__Aim__: From the listing below, copy word for word every line starting at the one that includes "What D3.js code" and ending at the one that includes "let values = [59, 9, 33]"; the pictures are omitted.
******************************
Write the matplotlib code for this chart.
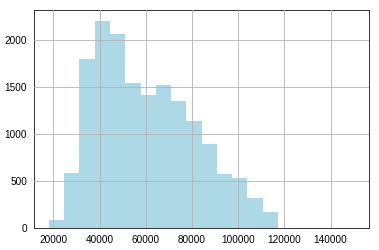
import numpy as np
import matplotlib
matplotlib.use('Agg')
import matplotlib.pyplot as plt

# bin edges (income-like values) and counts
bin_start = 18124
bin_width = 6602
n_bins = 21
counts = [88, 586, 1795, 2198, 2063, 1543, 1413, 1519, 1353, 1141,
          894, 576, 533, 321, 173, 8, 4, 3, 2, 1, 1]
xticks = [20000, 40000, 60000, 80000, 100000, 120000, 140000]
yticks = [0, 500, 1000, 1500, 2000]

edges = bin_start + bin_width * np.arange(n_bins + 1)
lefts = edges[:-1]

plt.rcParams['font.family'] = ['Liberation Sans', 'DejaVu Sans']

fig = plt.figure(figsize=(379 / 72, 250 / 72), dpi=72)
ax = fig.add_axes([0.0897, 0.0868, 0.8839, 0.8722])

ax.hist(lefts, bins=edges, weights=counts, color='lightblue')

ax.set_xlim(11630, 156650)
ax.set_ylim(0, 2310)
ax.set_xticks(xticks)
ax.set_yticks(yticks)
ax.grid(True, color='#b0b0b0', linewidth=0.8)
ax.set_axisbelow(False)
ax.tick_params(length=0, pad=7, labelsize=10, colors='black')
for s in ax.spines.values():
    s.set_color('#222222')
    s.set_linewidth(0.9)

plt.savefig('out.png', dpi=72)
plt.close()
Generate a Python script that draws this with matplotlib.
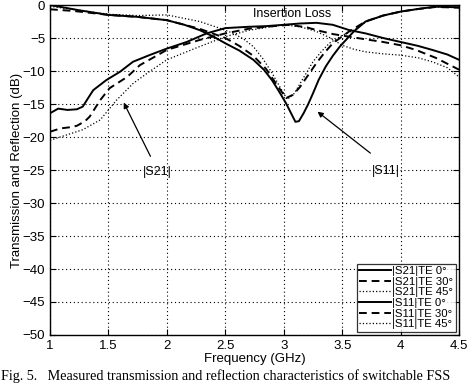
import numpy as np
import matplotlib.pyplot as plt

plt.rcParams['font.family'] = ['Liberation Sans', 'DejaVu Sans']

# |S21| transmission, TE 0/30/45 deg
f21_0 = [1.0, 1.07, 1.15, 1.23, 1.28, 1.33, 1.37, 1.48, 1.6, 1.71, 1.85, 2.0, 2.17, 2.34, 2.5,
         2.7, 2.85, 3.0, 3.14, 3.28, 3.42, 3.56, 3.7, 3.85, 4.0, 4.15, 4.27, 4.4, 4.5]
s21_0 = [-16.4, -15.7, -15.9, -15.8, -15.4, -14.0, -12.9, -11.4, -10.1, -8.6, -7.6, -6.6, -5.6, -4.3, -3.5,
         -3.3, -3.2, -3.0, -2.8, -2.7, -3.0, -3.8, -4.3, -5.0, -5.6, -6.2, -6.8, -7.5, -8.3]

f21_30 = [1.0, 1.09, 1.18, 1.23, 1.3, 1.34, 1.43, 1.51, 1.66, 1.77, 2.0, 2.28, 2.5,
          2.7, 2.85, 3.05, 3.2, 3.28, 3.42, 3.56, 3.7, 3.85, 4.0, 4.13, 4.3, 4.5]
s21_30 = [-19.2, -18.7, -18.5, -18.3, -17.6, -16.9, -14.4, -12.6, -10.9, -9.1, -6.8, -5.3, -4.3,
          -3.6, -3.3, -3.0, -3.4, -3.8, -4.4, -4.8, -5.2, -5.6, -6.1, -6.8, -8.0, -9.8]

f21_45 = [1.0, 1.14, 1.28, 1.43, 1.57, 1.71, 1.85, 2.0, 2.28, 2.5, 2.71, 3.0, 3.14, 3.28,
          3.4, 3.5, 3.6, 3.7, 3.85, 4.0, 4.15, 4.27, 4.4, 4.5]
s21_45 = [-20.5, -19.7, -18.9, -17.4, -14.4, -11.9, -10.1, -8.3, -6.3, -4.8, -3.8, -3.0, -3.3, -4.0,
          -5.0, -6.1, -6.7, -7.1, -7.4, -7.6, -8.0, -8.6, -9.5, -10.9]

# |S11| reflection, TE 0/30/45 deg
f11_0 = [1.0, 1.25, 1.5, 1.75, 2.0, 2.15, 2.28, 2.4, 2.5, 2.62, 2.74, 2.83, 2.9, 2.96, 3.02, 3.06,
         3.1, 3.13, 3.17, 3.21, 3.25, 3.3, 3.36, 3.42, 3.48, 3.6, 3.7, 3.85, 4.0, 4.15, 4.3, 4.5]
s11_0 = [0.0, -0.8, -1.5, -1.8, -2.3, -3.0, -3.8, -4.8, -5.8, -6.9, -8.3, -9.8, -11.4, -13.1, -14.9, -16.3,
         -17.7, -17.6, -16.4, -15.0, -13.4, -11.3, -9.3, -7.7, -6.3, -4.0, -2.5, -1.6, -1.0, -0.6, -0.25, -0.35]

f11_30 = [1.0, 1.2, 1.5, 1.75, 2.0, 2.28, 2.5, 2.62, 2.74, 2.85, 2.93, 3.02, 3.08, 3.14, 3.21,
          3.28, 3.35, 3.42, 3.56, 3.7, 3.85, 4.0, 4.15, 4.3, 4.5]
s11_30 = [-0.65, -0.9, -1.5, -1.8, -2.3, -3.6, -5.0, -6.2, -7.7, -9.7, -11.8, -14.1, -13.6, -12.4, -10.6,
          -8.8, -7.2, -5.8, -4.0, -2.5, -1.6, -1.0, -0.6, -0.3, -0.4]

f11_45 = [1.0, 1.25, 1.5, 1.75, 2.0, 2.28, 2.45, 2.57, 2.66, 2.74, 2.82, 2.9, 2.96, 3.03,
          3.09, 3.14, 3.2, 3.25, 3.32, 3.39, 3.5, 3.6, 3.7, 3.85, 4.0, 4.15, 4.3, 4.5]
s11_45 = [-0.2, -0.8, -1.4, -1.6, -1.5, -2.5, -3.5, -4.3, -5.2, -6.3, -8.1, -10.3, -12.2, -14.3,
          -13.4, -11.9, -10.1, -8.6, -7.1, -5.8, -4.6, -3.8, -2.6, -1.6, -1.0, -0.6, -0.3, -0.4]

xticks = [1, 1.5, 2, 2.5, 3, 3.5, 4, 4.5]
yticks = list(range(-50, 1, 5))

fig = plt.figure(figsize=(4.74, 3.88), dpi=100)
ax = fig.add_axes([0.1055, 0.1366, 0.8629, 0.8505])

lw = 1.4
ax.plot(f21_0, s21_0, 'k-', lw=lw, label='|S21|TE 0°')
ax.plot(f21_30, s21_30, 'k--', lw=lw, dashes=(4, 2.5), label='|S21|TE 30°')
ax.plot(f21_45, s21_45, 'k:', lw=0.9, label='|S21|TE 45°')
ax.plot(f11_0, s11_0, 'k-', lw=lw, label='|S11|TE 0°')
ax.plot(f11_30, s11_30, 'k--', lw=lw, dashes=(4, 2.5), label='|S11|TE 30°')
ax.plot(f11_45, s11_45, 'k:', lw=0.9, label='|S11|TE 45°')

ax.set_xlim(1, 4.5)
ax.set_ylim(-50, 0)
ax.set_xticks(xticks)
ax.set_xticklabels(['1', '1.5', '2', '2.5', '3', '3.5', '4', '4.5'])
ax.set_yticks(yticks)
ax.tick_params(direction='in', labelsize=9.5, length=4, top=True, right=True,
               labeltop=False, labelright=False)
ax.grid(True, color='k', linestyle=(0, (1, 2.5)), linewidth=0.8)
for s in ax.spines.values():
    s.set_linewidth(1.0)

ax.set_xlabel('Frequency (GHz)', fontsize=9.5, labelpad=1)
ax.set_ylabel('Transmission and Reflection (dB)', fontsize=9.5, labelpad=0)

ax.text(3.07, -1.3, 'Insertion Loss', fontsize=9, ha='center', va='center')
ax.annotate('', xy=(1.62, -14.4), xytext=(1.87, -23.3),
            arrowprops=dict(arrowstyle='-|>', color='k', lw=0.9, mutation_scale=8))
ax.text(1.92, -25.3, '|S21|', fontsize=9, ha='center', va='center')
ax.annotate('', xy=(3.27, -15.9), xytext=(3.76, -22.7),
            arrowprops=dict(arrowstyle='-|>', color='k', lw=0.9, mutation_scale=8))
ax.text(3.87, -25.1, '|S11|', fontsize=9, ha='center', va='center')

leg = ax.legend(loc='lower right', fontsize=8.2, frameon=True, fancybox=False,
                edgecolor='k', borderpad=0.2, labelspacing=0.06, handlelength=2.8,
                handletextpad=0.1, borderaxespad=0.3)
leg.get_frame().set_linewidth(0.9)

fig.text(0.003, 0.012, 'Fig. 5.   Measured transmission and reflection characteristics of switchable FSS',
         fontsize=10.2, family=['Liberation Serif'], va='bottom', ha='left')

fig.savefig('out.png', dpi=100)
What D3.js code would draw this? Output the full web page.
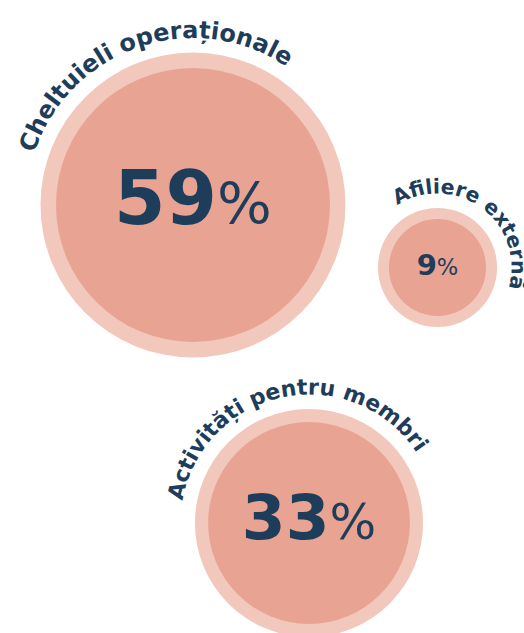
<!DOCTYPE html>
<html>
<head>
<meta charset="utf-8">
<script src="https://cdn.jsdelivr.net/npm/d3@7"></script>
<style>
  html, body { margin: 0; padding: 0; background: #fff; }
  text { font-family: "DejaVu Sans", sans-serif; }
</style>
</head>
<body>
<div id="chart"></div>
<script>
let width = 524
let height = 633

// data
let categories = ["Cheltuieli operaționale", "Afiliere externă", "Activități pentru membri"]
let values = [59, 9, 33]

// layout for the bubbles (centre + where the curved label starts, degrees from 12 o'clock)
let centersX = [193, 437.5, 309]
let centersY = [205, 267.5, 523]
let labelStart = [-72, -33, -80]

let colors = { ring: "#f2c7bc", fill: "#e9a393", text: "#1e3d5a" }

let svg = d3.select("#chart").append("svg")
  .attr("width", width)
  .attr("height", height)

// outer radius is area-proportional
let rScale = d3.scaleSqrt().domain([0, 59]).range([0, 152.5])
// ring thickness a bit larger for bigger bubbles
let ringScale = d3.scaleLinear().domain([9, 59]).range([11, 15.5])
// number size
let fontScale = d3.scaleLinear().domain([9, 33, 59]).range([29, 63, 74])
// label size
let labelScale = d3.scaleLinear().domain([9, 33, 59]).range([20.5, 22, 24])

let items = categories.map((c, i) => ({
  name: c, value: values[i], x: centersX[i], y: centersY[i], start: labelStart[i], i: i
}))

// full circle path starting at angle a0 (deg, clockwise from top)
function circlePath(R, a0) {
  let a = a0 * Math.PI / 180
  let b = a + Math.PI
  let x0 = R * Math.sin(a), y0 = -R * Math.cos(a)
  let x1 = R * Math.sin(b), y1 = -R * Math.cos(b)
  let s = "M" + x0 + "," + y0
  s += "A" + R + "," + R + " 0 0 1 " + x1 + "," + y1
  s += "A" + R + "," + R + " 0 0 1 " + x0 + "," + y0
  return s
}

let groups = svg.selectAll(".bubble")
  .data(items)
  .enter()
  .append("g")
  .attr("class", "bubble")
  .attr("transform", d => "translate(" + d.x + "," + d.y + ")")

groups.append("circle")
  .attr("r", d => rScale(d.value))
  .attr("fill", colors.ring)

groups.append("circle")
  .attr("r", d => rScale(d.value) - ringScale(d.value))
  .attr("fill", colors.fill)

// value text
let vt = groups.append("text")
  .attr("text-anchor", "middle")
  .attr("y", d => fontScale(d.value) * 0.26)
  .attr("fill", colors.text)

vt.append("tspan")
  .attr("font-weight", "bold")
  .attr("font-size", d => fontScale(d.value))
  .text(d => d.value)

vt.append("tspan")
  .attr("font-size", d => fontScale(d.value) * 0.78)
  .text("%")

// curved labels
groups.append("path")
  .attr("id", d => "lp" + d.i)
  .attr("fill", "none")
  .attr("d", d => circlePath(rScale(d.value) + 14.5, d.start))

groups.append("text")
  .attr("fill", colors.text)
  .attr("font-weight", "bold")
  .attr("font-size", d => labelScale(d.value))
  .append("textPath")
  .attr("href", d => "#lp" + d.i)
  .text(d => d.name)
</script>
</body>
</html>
******************************
__Reply__:
What D3.js code would draw this? Output the full web page.
<!DOCTYPE html>
<html>
<head>
<meta charset="utf-8">
<script src="https://cdn.jsdelivr.net/npm/d3@7"></script>
<style>
  html, body { margin: 0; padding: 0; background: #fff; }
  text { font-family: "DejaVu Sans", sans-serif; }
</style>
</head>
<body>
<div id="chart"></div>
<script>
let width = 524
let height = 633

// data
let categories = ["Cheltuieli operaționale", "Afiliere externă", "Activități pentru membri"]
let values = [59, 9, 33]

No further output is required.